Hay varias cosas que todo mexicano de hueso colorado puede presumir; el mariachi, el tequila, las fiestas, y el sazón de nuestras abuelas.
En mi caso el que más presumo es el último.
A mi abuela la bautizaron como Dolores, pero bien podríamos quitarme la D a su nombre y agregado de apellido un toque de magia porque era lo que salía de su cocina; Olores Mágicos, y cómo ya es sabido el sabor entra por la nariz.
Dominaba los platillo típicos de nuestra tierra y uno que otro de fuera, pero del que voy a hablar tiene que ver con cómo endulzaba la vida de aquellos que la rodeaban.

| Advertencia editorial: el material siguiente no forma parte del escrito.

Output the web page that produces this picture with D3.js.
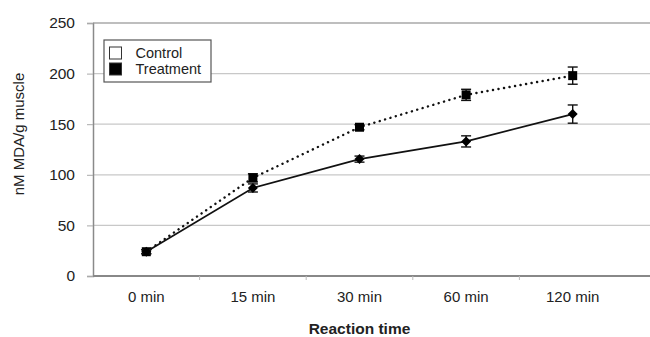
<!DOCTYPE html>
<html>
<head>
<meta charset="utf-8">
<script src="https://cdn.jsdelivr.net/npm/d3@7"></script>
<style>
  body { margin: 0; background: #fff; }
  svg { display: block; font-family: "Liberation Sans", Arial, sans-serif; }
</style>
</head>
<body>
<svg id="chart" width="650" height="337"></svg>
<script>
const categories = ['0 min', '15 min', '30 min', '60 min', '120 min'];
const controlValues = [24, 87, 115.5, 133, 160];
const controlErrors = [2, 4, 3, 5.5, 9];
const treatmentValues = [24, 97, 147, 179, 198];
const treatmentErrors = [2, 4, 2.5, 5.5, 8.5];
const yTicks = [0, 50, 100, 150, 200, 250];

const svg = d3.select('#chart');
const plot = { left: 93, top: 23, right: 650, bottom: 276 };
const font = '"Liberation Sans", Arial, sans-serif';

const x = d3.scaleBand()
    .domain(categories)
    .range([plot.left, 626]);

const y = d3.scaleLinear()
    .domain([0, 250])
    .range([plot.bottom, plot.top]);

// grid lines
svg.append('g')
    .selectAll('line')
    .data(yTicks.filter(d => d > 0))
    .join('line')
    .attr('x1', plot.left)
    .attr('x2', plot.right)
    .attr('y1', d => y(d))
    .attr('y2', d => y(d))
    .attr('stroke', '#c8c8c8')
    .attr('stroke-width', 1.2);

// y axis
const yAxis = svg.append('g')
    .attr('transform', `translate(${plot.left},0)`)
    .call(d3.axisLeft(y).tickValues(yTicks).tickSize(6).tickPadding(12));
yAxis.select('.domain').attr('stroke', '#8a8a8a').attr('stroke-width', 1.5);
yAxis.selectAll('.tick line').attr('stroke', '#aaa');
yAxis.selectAll('.tick text')
    .attr('font-size', 15.5)
    .attr('fill', '#222')
    .attr('font-family', font);

// x axis
const xAxis = svg.append('g')
    .attr('transform', `translate(0,${plot.bottom})`)
    .call(d3.axisBottom(x).tickSize(0).tickPadding(15));
xAxis.select('.domain').remove();
xAxis.selectAll('.tick text')
    .attr('font-size', 15)
    .attr('fill', '#222')
    .attr('font-family', font);

svg.append('line')
    .attr('x1', plot.left).attr('x2', plot.right)
    .attr('y1', plot.bottom).attr('y2', plot.bottom)
    .attr('stroke', '#888').attr('stroke-width', 2);

svg.append('g')
    .selectAll('line')
    .data(categories.slice(1))
    .join('line')
    .attr('x1', d => x(d)).attr('x2', d => x(d))
    .attr('y1', plot.bottom).attr('y2', plot.bottom + 4)
    .attr('stroke', '#bbb');

// axis titles
svg.append('text')
    .attr('transform', 'translate(24,134) rotate(-90)')
    .attr('text-anchor', 'middle')
    .attr('font-size', 15)
    .attr('fill', '#222')
    .text('nM MDA/g muscle');

svg.append('text')
    .attr('x', x('30 min') + x.bandwidth() / 2)
    .attr('y', 334)
    .attr('text-anchor', 'middle')
    .attr('font-size', 15.5)
    .attr('font-weight', 'bold')
    .attr('fill', '#222')
    .text('Reaction time');

const cx = d => x(d) + x.bandwidth() / 2;

function drawSeries(values, errors, dash, diamond, size) {
    const data = categories.map((c, i) => ({ c, v: values[i], e: errors[i] }));
    const line = d3.line().x(d => cx(d.c)).y(d => y(d.v));
    svg.append('path')
        .datum(data)
        .attr('d', line)
        .attr('fill', 'none')
        .attr('stroke', '#111')
        .attr('stroke-width', dash ? 2.4 : 1.7)
        .attr('stroke-dasharray', dash)
        .attr('stroke-linecap', dash ? 'round' : 'butt');

    const eb = svg.append('g').selectAll('g').data(data).join('g')
        .attr('stroke', '#111').attr('stroke-width', 1.4);
    eb.append('line')
        .attr('x1', d => cx(d.c)).attr('x2', d => cx(d.c))
        .attr('y1', d => y(d.v - d.e)).attr('y2', d => y(d.v + d.e));
    eb.append('line')
        .attr('x1', d => cx(d.c) - 5).attr('x2', d => cx(d.c) + 5)
        .attr('y1', d => y(d.v - d.e)).attr('y2', d => y(d.v - d.e));
    eb.append('line')
        .attr('x1', d => cx(d.c) - 5).attr('x2', d => cx(d.c) + 5)
        .attr('y1', d => y(d.v + d.e)).attr('y2', d => y(d.v + d.e));

    svg.append('g').selectAll('path').data(data).join('path')
        .attr('d', d3.symbol().type(d3.symbolSquare).size(size))
        .attr('transform', d => `translate(${cx(d.c)},${y(d.v)})${diamond ? ' rotate(45)' : ''}`)
        .attr('fill', '#000');
}

drawSeries(treatmentValues, treatmentErrors, '0.1,5.5', false, 81);
drawSeries(controlValues, controlErrors, null, true, 50);

// plot frame top
svg.append('line')
    .attr('x1', plot.left).attr('x2', plot.right)
    .attr('y1', plot.top).attr('y2', plot.top)
    .attr('stroke', '#999').attr('stroke-width', 1.2);

// legend
const legend = svg.append('g').attr('transform', 'translate(104,40)');
legend.append('rect')
    .attr('width', 107).attr('height', 42)
    .attr('fill', '#fff').attr('stroke', '#555').attr('stroke-width', 1.2);
const legendItems = [
    { label: 'Control', fill: '#fff' },
    { label: 'Treatment', fill: '#000' }
];
const li = legend.selectAll('g.item').data(legendItems).join('g')
    .attr('class', 'item')
    .attr('transform', (d, i) => `translate(5.5,${7 + i * 16})`);
li.append('rect')
    .attr('width', 12).attr('height', 12)
    .attr('fill', d => d.fill).attr('stroke', '#333').attr('stroke-width', 1);
li.append('text')
    .attr('x', 26).attr('y', 11)
    .attr('font-size', 14.5)
    .attr('fill', '#222')
    .text(d => d.label);
</script>
</body>
</html>
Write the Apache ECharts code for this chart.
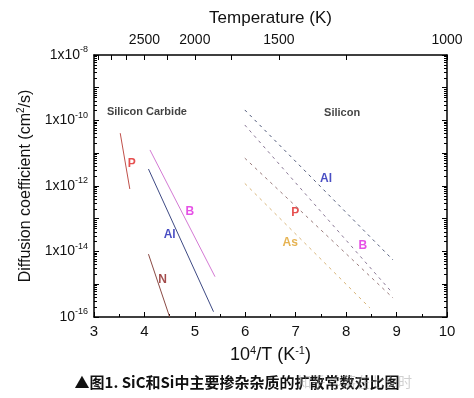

En el menú de los buenos momentos, esos de las pláticas que llegan con un buen postre, encontrábamos en la mesa nieve de mango, donas horneadas, tapioca con fruta, pastel de almendras, arroz con leche, volteado de piña, cacahuates garapiñados, gelatina de refresco y muchos más deliciosos manjares que ahora solo recordamos en las páginas de su recetario de pasta verde, con firma de su puño y letra en la primera página. Caligrafía que llevo tatuada en la piel como si fuera necesario para pensarla en todo momento.
Pero sin duda su mejor platillo era el cielo.
Cuando llegaba el invierno conyugal y tequilero, ese de frío seco con el que a mi tierra (Aguascalientes) le daban ganas de cambiarse el nombre, mi abuela calentaba la cocina y el alma con turrones.
Todos los que conocían el dulce preguntaban por la receta secreta, a lo que yo contestaba, se prepara así:
Dolores que es muy alta y me llama “mi chaparrita” se pone un poco de puntitas, estira la mano y baja pedacitos de cielo.
Los curiosos se quedaban satisfechos con el dulce y con la respuesta, era fácil creer la historia, pues sentían que estaban probando el cielo.
Hoy ya no está Dolores, y esa es la única receta que no grabó en la biblia verde del postre, pero como es época de magia ella estira la mano ahora desde el cielo y pasa unos bocados de este manjar a las manos de mi madre. Y así es como Dolores nos sigue endulzando la vida, con su amor a punto de turrón.